Article published in:Deconstructing Constructions
Edited by Christopher S. Butler and Javier Martín Arista
[Studies in Language Companion Series 107] 2009
► pp. 201–246
Measuring out reflexivity in secondary predication in English and Spanish
Evidence from cognition verbs
This article provides a usage-based, bottom-up constructionist analysis à la Goldberg (2006) of formally identical instances of secondary predication featuring find/encontrar (‘find’) and a reflexive pronoun in the object slot in English and Spanish. Specifically, it shows that these two configurations can be aptly regarded as two different, though closely connected, constructions (i.e. learned form-function pairings), namely, the reflexive subjective-transitive construction and the self-descriptive subjective-transitive construction.
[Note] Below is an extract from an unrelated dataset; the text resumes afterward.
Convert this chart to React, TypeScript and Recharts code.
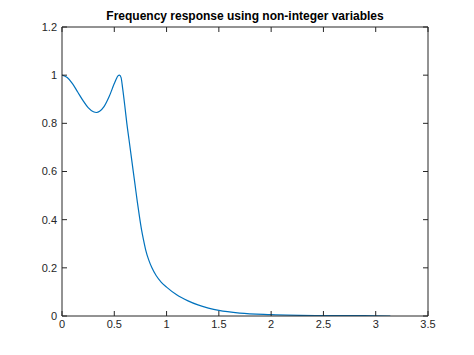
import { LineChart, Line, XAxis, YAxis } from 'recharts';

const omega = [
  0, 0.05, 0.1, 0.15, 0.2, 0.25, 0.3, 0.33, 0.36, 0.4, 0.45, 0.5, 0.52, 0.535, 0.55, 0.565, 0.58,
  0.6, 0.62, 0.64, 0.66, 0.68, 0.7, 0.72, 0.74, 0.76, 0.78, 0.8, 0.83, 0.86, 0.9, 0.95, 1.0, 1.1,
  1.2, 1.3, 1.4, 1.5, 1.7, 2.0, 2.5, 3.0, 3.14,
];
const magnitude = [
  1.0, 0.99, 0.965, 0.93, 0.895, 0.865, 0.848, 0.845, 0.85, 0.868, 0.91, 0.965, 0.985, 0.997, 1.0,
  0.99, 0.945, 0.875, 0.8, 0.735, 0.67, 0.605, 0.54, 0.475, 0.415, 0.36, 0.315, 0.275, 0.232, 0.2,
  0.168, 0.14, 0.12, 0.087, 0.064, 0.046, 0.033, 0.023, 0.012, 0.006, 0.002, 0.001, 0.0,
];
const xTicks = [0, 0.5, 1, 1.5, 2, 2.5, 3, 3.5];
const yTicks = [0, 0.2, 0.4, 0.6, 0.8, 1, 1.2];

const chartData = omega.map((w, i) => ({ w, mag: magnitude[i] }));

const AXIS = '#262626';
const tickStyle = { fontSize: 11, fill: AXIS, fontFamily: 'Liberation Sans, Arial, sans-serif' };

export default function App() {
  return (
    <div style={{ position: 'absolute', left: 0, top: 0, width: 474, height: 355, background: '#fff' }}>
      <div
        style={{
          position: 'absolute',
          left: 62,
          width: 366,
          top: 9,
          textAlign: 'center',
          fontFamily: 'Liberation Sans, Arial, sans-serif',
          fontWeight: 'bold',
          fontSize: 12,
          color: '#000',
          lineHeight: '14px',
        }}
      >
        Frequency response using non-integer variables
      </div>
      <LineChart width={474} height={355} data={chartData} margin={{ top: 0, right: 0, bottom: 0, left: 0 }}>
        <XAxis
          dataKey="w"
          type="number"
          domain={[0, 3.5]}
          ticks={xTicks}
          height={39}
          stroke={AXIS}
          tick={tickStyle}
          tickSize={-5}
          tickMargin={9}
          allowDataOverflow
        />
        <XAxis
          xAxisId="top"
          orientation="top"
          dataKey="w"
          type="number"
          domain={[0, 3.5]}
          ticks={xTicks}
          height={27}
          stroke={AXIS}
          tickFormatter={() => ''}
          tickSize={-5}
          allowDataOverflow
        />
        <YAxis
          type="number"
          domain={[0, 1.2]}
          ticks={yTicks}
          width={62}
          stroke={AXIS}
          tick={tickStyle}
          tickSize={-5}
          tickMargin={10}
          allowDataOverflow
        />
        <YAxis
          yAxisId="right"
          orientation="right"
          type="number"
          domain={[0, 1.2]}
          ticks={yTicks}
          width={46}
          stroke={AXIS}
          tickFormatter={() => ''}
          tickSize={-5}
          allowDataOverflow
        />
        <Line
          type="monotone"
          dataKey="mag"
          stroke="#0072BD"
          strokeWidth={1.2}
          dot={false}
          isAnimationActive={false}
        />
      </LineChart>
    </div>
  );
}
At a higher level of resolution, it is argued that the reflexive subjective-transitive construction imposes an agentive, intentional construal on the event/state of affairs in question, while the self-descriptive subjective-transitive construction requires a non-volitional, non-agentive construal. Crucially, configurations of the reflexive subjective-transitive construction are shown to be closer to a two-participant event elaboration in which the entity encoded in the main clause and the reflexive is construed as a ‘divided self’ (Haiman 1998) between an experiencer subject and an affected object. By contrast, instances of the self-descriptive subjective-transitive construction can be aptly considered to be functionally equivalent to one-participant events, and can thus often be paraphrased by means of (in-)transitive or intensive clauses. At an ever higher level of granularity, the continuum between reflexives (encoding two-participant events) and middles (encoding one-participant events) can also be observed vertically within the self-descriptive subjective-transitive construction. The crucial determinant in this respect is taken to be the inherent meaning and form properties of the object-related predicative phrase (i.e. the XPCOMP) and its transitivity properties (Hopper & Thompson 1980). Finally, corpus-based evidence is provided that although English and Spanish share a considerable number of morphosyntactic realizations of the XPCOMP, the inventory of such realizations is not fully symmetrical, thus lending further credence to Croft’s (2003) contention that argument structure is not only construction-specific but also language-specific.